Now paying 15% fee to brokers
Started by 30yrs_RE_20_in_REO
over 6 years ago
Posts: 9876
Member since: Mar 2009
Discussion about The Copper at 626 1st Avenue in Murray Hill
Look at the prices!
No square footage and floorplans? So who knows what price per sq ft is.
626 1st Avenue #E12D
$5,018 NO FEE
This listing may have promotional pricing
So the more months free they are giving the worse that actual monthly rent is to crush you in year 2. Ouch.
Nice building with very nice amenities. Wish I had this option when I lived at the Rivergate.
But 1st ave is 1st ave.....BORING and a long winter walk to a subway. I guess uber has changed the 1st ave equation somewhat.

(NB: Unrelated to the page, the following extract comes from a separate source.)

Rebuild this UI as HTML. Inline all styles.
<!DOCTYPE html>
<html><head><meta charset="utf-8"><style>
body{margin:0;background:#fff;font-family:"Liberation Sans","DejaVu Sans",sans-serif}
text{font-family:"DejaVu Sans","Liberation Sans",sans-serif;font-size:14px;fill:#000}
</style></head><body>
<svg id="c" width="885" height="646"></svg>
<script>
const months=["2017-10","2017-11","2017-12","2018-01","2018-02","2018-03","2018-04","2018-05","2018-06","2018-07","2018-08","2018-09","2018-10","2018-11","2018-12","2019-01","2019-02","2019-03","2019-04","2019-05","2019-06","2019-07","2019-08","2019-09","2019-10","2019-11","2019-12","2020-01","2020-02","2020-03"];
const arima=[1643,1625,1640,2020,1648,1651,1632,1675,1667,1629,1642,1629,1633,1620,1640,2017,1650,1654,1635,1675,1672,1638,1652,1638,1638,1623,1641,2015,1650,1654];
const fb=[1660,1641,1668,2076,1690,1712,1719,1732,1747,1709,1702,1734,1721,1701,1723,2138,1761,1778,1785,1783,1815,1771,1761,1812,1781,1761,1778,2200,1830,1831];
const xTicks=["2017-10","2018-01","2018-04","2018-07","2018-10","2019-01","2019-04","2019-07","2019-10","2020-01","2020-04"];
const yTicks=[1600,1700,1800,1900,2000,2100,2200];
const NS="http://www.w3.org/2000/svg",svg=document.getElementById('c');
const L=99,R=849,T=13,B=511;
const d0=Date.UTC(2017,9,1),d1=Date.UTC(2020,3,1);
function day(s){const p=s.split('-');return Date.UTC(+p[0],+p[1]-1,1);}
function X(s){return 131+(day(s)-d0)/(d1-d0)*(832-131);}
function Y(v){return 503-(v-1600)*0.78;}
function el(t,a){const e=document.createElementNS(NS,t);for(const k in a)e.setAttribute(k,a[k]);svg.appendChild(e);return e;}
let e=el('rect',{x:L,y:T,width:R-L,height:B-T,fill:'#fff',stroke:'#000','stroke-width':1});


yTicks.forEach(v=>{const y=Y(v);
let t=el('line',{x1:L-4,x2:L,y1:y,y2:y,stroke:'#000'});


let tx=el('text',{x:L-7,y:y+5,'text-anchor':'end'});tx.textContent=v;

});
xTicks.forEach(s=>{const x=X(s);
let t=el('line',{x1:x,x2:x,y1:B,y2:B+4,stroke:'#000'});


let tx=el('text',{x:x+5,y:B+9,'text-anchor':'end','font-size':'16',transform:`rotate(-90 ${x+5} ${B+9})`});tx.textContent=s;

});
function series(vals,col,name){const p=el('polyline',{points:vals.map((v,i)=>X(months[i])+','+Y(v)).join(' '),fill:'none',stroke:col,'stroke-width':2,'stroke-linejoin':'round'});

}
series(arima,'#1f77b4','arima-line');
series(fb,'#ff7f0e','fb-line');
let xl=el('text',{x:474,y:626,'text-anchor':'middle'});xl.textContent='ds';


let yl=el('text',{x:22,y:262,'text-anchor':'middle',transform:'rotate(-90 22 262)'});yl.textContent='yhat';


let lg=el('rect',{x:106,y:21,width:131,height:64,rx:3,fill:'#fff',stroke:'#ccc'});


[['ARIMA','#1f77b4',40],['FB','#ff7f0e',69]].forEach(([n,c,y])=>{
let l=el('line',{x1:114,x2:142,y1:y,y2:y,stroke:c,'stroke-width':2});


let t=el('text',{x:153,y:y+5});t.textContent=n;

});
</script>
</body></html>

And primo access to our greatly subsidized ferry service. (20% of the actual cost to the city for the ride)
When you lived at rivergate did it still have the ice rink?

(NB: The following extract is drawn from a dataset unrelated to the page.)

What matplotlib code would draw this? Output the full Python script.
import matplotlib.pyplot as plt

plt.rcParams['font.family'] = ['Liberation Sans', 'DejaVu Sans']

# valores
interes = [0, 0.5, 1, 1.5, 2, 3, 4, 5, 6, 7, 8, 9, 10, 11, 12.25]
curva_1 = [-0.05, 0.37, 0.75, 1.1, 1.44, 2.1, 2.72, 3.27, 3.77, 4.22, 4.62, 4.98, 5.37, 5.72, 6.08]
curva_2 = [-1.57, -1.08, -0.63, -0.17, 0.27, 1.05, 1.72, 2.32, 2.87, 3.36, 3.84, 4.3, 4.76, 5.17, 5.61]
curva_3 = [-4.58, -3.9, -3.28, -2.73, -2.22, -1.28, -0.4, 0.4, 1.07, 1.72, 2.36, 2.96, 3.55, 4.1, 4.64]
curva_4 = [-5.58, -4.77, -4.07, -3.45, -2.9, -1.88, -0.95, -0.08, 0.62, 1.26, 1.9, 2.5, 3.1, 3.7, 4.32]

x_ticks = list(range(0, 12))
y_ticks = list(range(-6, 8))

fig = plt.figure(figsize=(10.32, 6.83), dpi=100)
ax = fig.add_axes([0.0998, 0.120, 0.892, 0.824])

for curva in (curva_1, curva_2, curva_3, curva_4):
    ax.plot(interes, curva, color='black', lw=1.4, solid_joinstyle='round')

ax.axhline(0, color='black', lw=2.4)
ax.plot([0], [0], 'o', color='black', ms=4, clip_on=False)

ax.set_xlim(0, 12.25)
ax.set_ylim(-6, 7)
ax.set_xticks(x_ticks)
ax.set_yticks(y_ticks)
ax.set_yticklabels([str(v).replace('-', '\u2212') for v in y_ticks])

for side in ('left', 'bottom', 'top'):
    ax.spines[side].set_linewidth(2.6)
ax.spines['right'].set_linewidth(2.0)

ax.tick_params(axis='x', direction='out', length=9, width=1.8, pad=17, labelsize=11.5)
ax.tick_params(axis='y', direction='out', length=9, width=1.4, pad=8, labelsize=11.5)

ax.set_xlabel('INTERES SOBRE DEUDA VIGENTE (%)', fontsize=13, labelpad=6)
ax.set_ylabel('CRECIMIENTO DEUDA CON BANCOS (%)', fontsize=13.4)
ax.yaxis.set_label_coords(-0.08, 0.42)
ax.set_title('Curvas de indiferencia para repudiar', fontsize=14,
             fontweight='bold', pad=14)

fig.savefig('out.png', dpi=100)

Wonder how much the rent jumps when the promotion expires? 20 percent?
No! I would have used it :). Was it next to the deli which ended up a courtyard or possibly a basketball court I cant remember. I was partying a lot those days.
I was there from around 2002 to 2010.
I left a year before Sandy flooded the lobby.
The increased helicopter traffic was driving me nuts. It was so loud in the am.
(high floor facing southeast)
300 hard to say, it requires some backward math skills.
$5018 x 12 months = $60,216
Lets see, $5018 net with 1 month free promotional rent(.083 %of the year)...
neighborhood of $5475.
(5475 x 12 months = $65700....minus 1 month 5475 = $60,225.)
Every additional month of free rent you can add $450 to the monthly rent #. (very roughly).
So two months rent free, the lease amount should be @ $5900/$6000 from $5018.
Add the promotional expiration and the usual 3% hike in next years rent.
And the 3% hike is on the $6k number not the $5k so yeah, easy 20% hike if your getting 2 months free.
That is worth 20% commission to the renter's broker.
If I remember correctly it was the entire plaza area between the building an 1st Avenue.
I think you guys are assuming facts not in evidence. It's not like these are below market Rent Stabilization capped apartments. The rent only goes up if the tenant agrees to it. Since there are so many buildings offering so many concessions, tenants have a lot of leverage. If landlords try to insist on not renewing concessions, the tenant can move to a new apartment and get a new set of concessions. Yes, there is the inconvenience of moving, but what is the downside for the landlord? Not only will they definitely have to give the concessions to whoever the replacement tenant is, but will also have to pay a new broker's fee and most probably suffer some vacancy loss.
My point in this thread is to show how much less well the rental market is actually doing than people think based on statistics being thrown around. For example, whatever rental numbers are being derived from this building are actually 15% less just because of this. Then further subtract the rental concessions. So looking at rental figures based on what number is "face" on leases could easily be 30% to 40% more than landlords are netting annually.
I am aware of plenty of landlords who are renewing concessions, not raising rents on renewals, etc because losing existing tenants/procuring new tenants has gotten so damned expensive.
And in terms of Coop/Condo leases were are seeing tons of owners who never paid fees before who on the most recent listings are now paying them. So even if the face on the lease isn't going down, the "real" rents are.
Interesting point about renewing concessions. I'm not saying it doesn't happen, you probably would know better than me. But my guess is many landlords would not want to create a precedent of renewing concessions for existing tenants.
30, that reminds me of an old timer I knew. Lived here in the early '60's and said everybody moved every year to take advantage of free rent concessions. Lots of development back then.
What do you all think about this blog post from StreetEasy? They are claiming rents are at an all time high. I don't know how their methodology works, so it's not clear how they handle concessions like free months.
https://streeteasy.com/blog/q1-2019-market-reports/
I don't know what their methodology is, but I would say almost all the evidence I am seeing is counter to what they are saying. This building being a prime example: if things were so rosy, why are they offering a fairly unprecedented incentive to brokers to get them to show their units? Why are we seeing Coop/Condo unit owners who are long term landlords offering to pay the Broker's fee for the first time? Why am I seeing landlords renewing concessions and negotiating rents on renewals?
Keith,
Of course they don't want to "set that precedent," but what's the alternative? Most of these developers have financing which dictates that at certain vacancy rates they are in default, and at the same time the minimum rents dictated by those loans are for the face rent on the lease, not net of concessions. So to keep from being in default they can totally pile on the concessions - and renew them - more easily than they can drop base rents. Of course some of this may change in June, especially if there is a major change in how "preferential rent" is treated.
Thanks, 30. I would imagine that their methodology would be fatally flawed if it doesn't account for free month concessions in some way, especially in today's environment.